There are several ways to revoke a will or specific sections of it, depending on your circumstances. The team at Swansea Legal Solutions explains the various methods and legal considerations involved in revoking a will.

Creating a New Will

One of the most common ways to revoke an existing will is by creating a new one. When you draft a new will, it should explicitly state that it revokes all previous wills and codicils. By doing so, you ensure that the new will takes precedence, and your wishes are updated in accordance with your current situation.

Physically Destroying the Will

Another way to revoke a will in the UK is by physically destroying it. This can be accomplished by:

  • Tearing, shredding, or burning the will.
  • Using any method that renders the document illegible, such as cutting or defacing it.
  • Explicitly stating your intention to revoke the will while performing one of the above actions.

It’s essential to ensure that the destruction is deliberate and carried out by the testator (the person making the will) or someone acting on their behalf, in their presence.

Revoking by Marriage or Civil Partnership

In the UK, marriage or entering into a civil partnership automatically revokes a will, unless the will was made expressly in contemplation of that marriage or partnership. This means that if you get married or enter into a civil partnership after creating your will, your existing will becomes invalid. To avoid this, you should include a clause in your will that anticipates such an event.

Revoking by Divorce or Dissolution

Similar to marriage, divorce or the dissolution of a civil partnership can also affect your will. If you’ve named your spouse or civil partner as a beneficiary or executor, their roles are automatically revoked upon the divorce or dissolution. However, any other provisions in the will remain valid. To ensure your assets are distributed according to your wishes, it’s crucial to update your will after a divorce or dissolution.

Revoking Specific Sections (Codicils)

Sometimes, you may only want to revoke specific sections or provisions within your will without nullifying the entire document. In such cases, you can create a codicil, which is a supplementary document that amends or revokes particular clauses of your will. Ensure the codicil clearly outlines the sections to be revoked and the changes you wish to make. Like a new will, a codicil must be executed with the same formalities as a will.

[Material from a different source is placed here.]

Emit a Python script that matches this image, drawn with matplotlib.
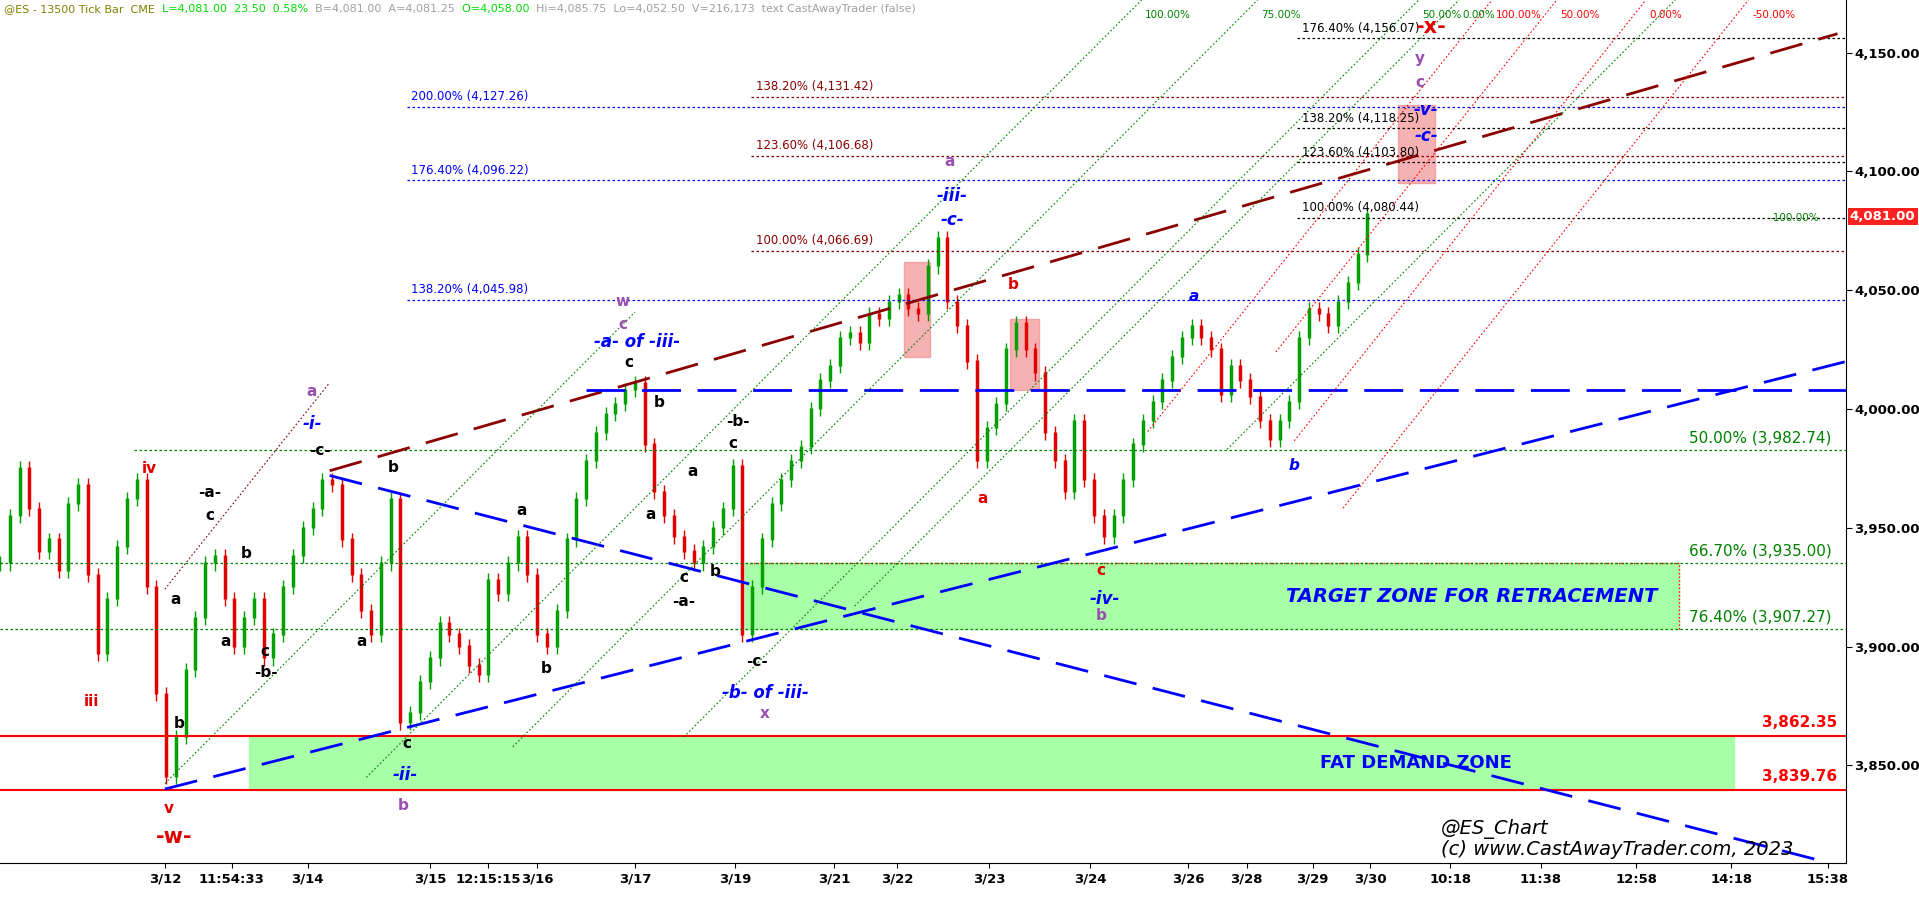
import numpy as np
import matplotlib.pyplot as plt

# bar closes (one bar per slot)
closes = [3935, 3955, 3975, 3958, 3940, 3945, 3932, 3960, 3968, 3930, 3897, 3920, 3942, 3962, 3970, 3925,
          3880, 3845, 3862, 3890, 3912, 3935, 3938, 3920, 3900, 3912, 3920, 3895, 3905, 3925, 3938, 3950,
          3958, 3970, 3968, 3945, 3930, 3915, 3905, 3935, 3962, 3868, 3872, 3885, 3895, 3910, 3905, 3900,
          3892, 3888, 3928, 3922, 3935, 3946, 3930, 3905, 3900, 3915, 3945, 3962, 3978, 3990, 3998, 4002,
          4008, 4011, 3985, 3965, 3955, 3946, 3940, 3935, 3942, 3950, 3958, 3976, 3905, 3925, 3945, 3960,
          3970, 3978, 3984, 4000, 4012, 4018, 4030, 4032, 4028, 4040, 4038, 4045, 4048, 4042, 4040, 4060,
          4072, 4045, 4035, 4020, 3978, 3992, 4002, 4025, 4036, 4025, 4015, 3990, 3978, 3965, 3995, 3970,
          3955, 3946, 3955, 3970, 3985, 3995, 4003, 4012, 4022, 4030, 4035, 4030, 4025, 4006, 4018, 4012,
          4005, 3995, 3987, 3995, 4003, 4030, 4042, 4040, 4035, 4045, 4053, 4065, 4082]
bar_step = 8

tick_pos = [135, 190, 252, 352, 400, 440, 520, 602, 683, 735, 810, 893, 973, 1021, 1075, 1122, 1188, 1262, 1340, 1418, 1497]
tick_lab = ["3/12", "11:54:33", "3/14", "3/15", "12:15:15", "3/16", "3/17", "3/19", "3/21", "3/22", "3/23",
            "3/24", "3/26", "3/28", "3/29", "3/30", "10:18", "11:38", "12:58", "14:18", "15:38"]

# fib levels: (label, value, colour, start x)
fibs = [("176.40%", 4156.07, "black", 1062), ("138.20%", 4131.42, "#8b0000", 615),
        ("200.00%", 4127.26, "blue", 333), ("138.20%", 4118.25, "black", 1062),
        ("123.60%", 4106.68, "#8b0000", 615), ("123.60%", 4103.80, "black", 1062),
        ("176.40%", 4096.22, "blue", 333), ("100.00%", 4080.44, "black", 1062),
        ("100.00%", 4066.69, "#8b0000", 615), ("138.20%", 4045.98, "blue", 333)]
retr = [("50.00%", 3982.74, 110), ("66.70%", 3935.00, 0), ("76.40%", 3907.27, 0)]
demand = [3839.76, 3862.35]

def py(y):
    return 4172.2 - y / 1.94

fig = plt.figure(figsize=(19.19, 9.01), dpi=100)
ax = fig.add_axes([0.0, 0.042, 0.962, 0.958])
ax.set_xlim(0, 1512)
ax.set_ylim(py(705), py(0))

# bars
prev = closes[0]
for i, c in enumerate(closes):
    x = i * bar_step
    col = "#00a000" if c >= prev else "#e00000"
    ax.vlines(x, min(prev, c) - 3, max(prev, c) + 3, color=col, lw=1.0)
    ax.vlines(x, min(prev, c), max(prev, c) + 0.5, color=col, lw=2.5)
    prev = c

# zones
ax.fill_between([204, 1420], demand[0], demand[1], color="#a8ffa8", zorder=0)
ax.text(1160, (demand[0] + demand[1]) / 2, "FAT DEMAND ZONE", color="blue", fontsize=13,
        fontweight="bold", ha="center", va="center")
ax.fill_between([610, 1375], 3907.27, 3935.0, color="#a8ffa8", zorder=0)
ax.plot([1375, 1375, 610], [3907.27, 3935, 3935], color="red", ls=":", lw=1)
ax.text(1205, 3921, "TARGET ZONE FOR RETRACEMENT", color="blue", fontsize=14, fontweight="bold",
        style="italic", ha="center", va="center")
for d in demand:
    ax.axhline(d, color="red", lw=1.5)
    ax.text(1505, d + 2.5, f"{d:,.2f}", color="red", fontsize=11, fontweight="bold", ha="right", va="bottom")

for x0, x1, y0, y1 in [(740, 762, 4022, 4062), (827, 851, 4008, 4038), (1145, 1175, 4095, 4128)]:
    ax.fill_between([x0, x1], y0, y1, color="#f08080", alpha=0.6, zorder=1)

for lab, v, col, x0 in fibs:
    ax.plot([x0, 1512], [v, v], color=col, ls=(0, (2, 2)), lw=0.9)
    ax.text(x0 + 4, v + 1.5, f"{lab} ({v:,.2f})", color=col, fontsize=8.5, va="bottom")
for lab, v, x0 in retr:
    ax.plot([x0, 1512], [v, v], color="green", ls=(0, (2, 2)), lw=0.9)
    ax.text(1500, v + 2, f"{lab} ({v:,.2f})", color="green", fontsize=11, ha="right", va="bottom")

# trend lines
ax.plot([270, 1505], [3974, 4158], color="#8b0000", lw=2, dashes=(12, 6))
ax.plot([135, 1512], [3840, 4020], color="blue", lw=2, dashes=(12, 6))
ax.plot([270, 1490], [3972, 3810], color="blue", lw=2, dashes=(12, 6))
ax.plot([480, 1512], [4008, 4008], color="blue", lw=2, dashes=(14, 6))

# channel lines: (x at top edge, start x, end x, slope px/px, colour, label)
chan = [(935, 300, 935, 1.0, "green", "100.00%"), (1030, 420, 1030, 1.0, "green", "75.00%"),
        (1162, 560, 1162, 1.0, "green", "50.00%"), (1195, 700, 1195, 1.0, "green", "0.00%"),
        (1372, 1005, 1512, 1.0, "green", ""), (775, 135, 520, 1.0, "green", ""),
        (1222, 940, 1222, 1.25, "red", "100.00%"), (1275, 1045, 1275, 1.25, "red", "50.00%"),
        (1348, 1060, 1348, 1.25, "red", "0.00%"), (1432, 1100, 1432, 1.25, "red", "-50.00%"),
        (520, 135, 270, 1.25, "#8b0000", "")]
for xt, xs, xe, s, col, lab in chan:
    ax.plot([xs, xe], [py((xt - xs) * s), py((xt - xe) * s)], color=col, ls=(0, (1.5, 2)), lw=0.8)
    if lab:
        ax.text(xt + 3, py(12), lab, color=col, fontsize=7.5, va="center")
ax.text(1490, py(178), "-100.00%", color="green", fontsize=7.5, ha="right", va="center")

# wave labels: (x, y px, text, colour, size)
red, blue, pur = "#e00000", "#0000ff", "#9b4fb0"
waves = [(122, 383, "iv", red, 11), (75, 573, "iii", red, 11), (138, 660, "v", red, 11),
         (143, 684, "-w-", red, 15), (147, 591, "b", "k", 11), (144, 490, "a", "k", 11),
         (172, 402, "-a-", "k", 11), (172, 421, "c", "k", 11), (202, 452, "b", "k", 11),
         (185, 524, "a", "k", 11), (217, 532, "c", "k", 11), (218, 549, "-b-", "k", 11),
         (255, 320, "a", pur, 11), (256, 346, "-i-", blue, 12), (262, 368, "-c-", "k", 11),
         (322, 382, "b", "k", 11), (296, 524, "a", "k", 11), (333, 607, "c", "k", 11),
         (332, 633, "-ii-", blue, 12), (330, 658, "b", pur, 11), (427, 417, "a", "k", 11),
         (447, 546, "b", "k", 11), (510, 246, "w", pur, 11), (510, 265, "c", pur, 11),
         (522, 279, "-a- of -iii-", blue, 12), (515, 296, "c", "k", 11), (540, 329, "b", "k", 11),
         (567, 385, "a", "k", 11), (533, 420, "a", "k", 11), (560, 472, "c", "k", 11),
         (586, 467, "b", "k", 11), (560, 491, "-a-", "k", 11), (604, 344, "-b-", "k", 11),
         (600, 362, "c", "k", 11), (620, 540, "-c-", "k", 11), (627, 566, "-b- of -iii-", blue, 12),
         (626, 583, "x", pur, 11), (778, 132, "a", pur, 11), (780, 160, "-iii-", blue, 12),
         (780, 180, "-c-", blue, 12), (830, 232, "b", red, 11), (805, 407, "a", red, 11),
         (978, 242, "a", blue, 11), (1060, 380, "b", blue, 11), (902, 466, "c", red, 11),
         (905, 489, "-iv-", blue, 12), (902, 503, "b", pur, 11), (1172, 22, "-x-", red, 15),
         (1163, 48, "y", pur, 11), (1163, 67, "c", pur, 11), (1168, 90, "-v-", blue, 12),
         (1168, 111, "-c-", blue, 12)]
for x, y, t, col, fs in waves:
    ax.text(x, py(y), t, color=col, fontsize=fs, fontweight="bold", style="italic" if col == blue else "normal",
            ha="center", va="center")

ax.text(1180, py(677), "@ES_Chart", fontsize=14, style="italic", va="center")
ax.text(1180, py(694), "(c) www.CastAwayTrader.com, 2023", fontsize=14, style="italic", va="center")

# header
hdr = [("@ES - 13500 Tick Bar  CME  ", "#808000"), ("L=4,081.00  23.50  0.58%  ", "#00dd00"),
       ("B=4,081.00  A=4,081.25  ", "#a0a0a0"), ("O=4,058.00  ", "#00dd00"),
       ("Hi=4,085.75  Lo=4,052.50  V=216,173  text CastAwayTrader (false)", "#a0a0a0")]
t = None
for s, col in hdr:
    if t is None:
        t = ax.text(0.002, 0.995, s, transform=ax.transAxes, color=col, fontsize=8, va="top")
    else:
        t = ax.annotate(s, xycoords=t, xy=(1, 0), va="bottom", color=col, fontsize=8)

ax.yaxis.tick_right()
ax.tick_params(axis="y", length=4, pad=2)
ax.set_yticks([3850, 3900, 3950, 4000, 4050, 4100, 4150])
ax.set_yticklabels([f"{v:,.2f}" for v in ax.get_yticks()], fontweight="bold", fontsize=9.5)
ax.set_xticks(tick_pos)
ax.set_xticklabels(tick_lab, fontweight="bold", fontsize=9.5)
ax.text(1.002, 4081, "4,081.00", transform=ax.get_yaxis_transform(), color="white", fontsize=9.5,
        fontweight="bold", va="center", bbox=dict(facecolor="#ff2020", edgecolor="none", pad=1.5))
for sp in ["top", "left"]:
    ax.spines[sp].set_visible(False)

fig.savefig("out.png", dpi=100)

Revoking a will or sections of a will involves a combination of legal and procedural steps. It’s essential to understand the options available to you and follow the correct procedures to ensure your intentions are accurately reflected in your estate planning. Whether you’re creating a new will, destroying the existing one, or revoking it due to a significant life event, such as marriage or divorce, consulting with a legal professional, like Swansea Legal Solutions, can provide the guidance you need to navigate the process effectively. Estate planning is a dynamic process, and keeping your will up to date is crucial to ensure your assets are distributed according to your wishes.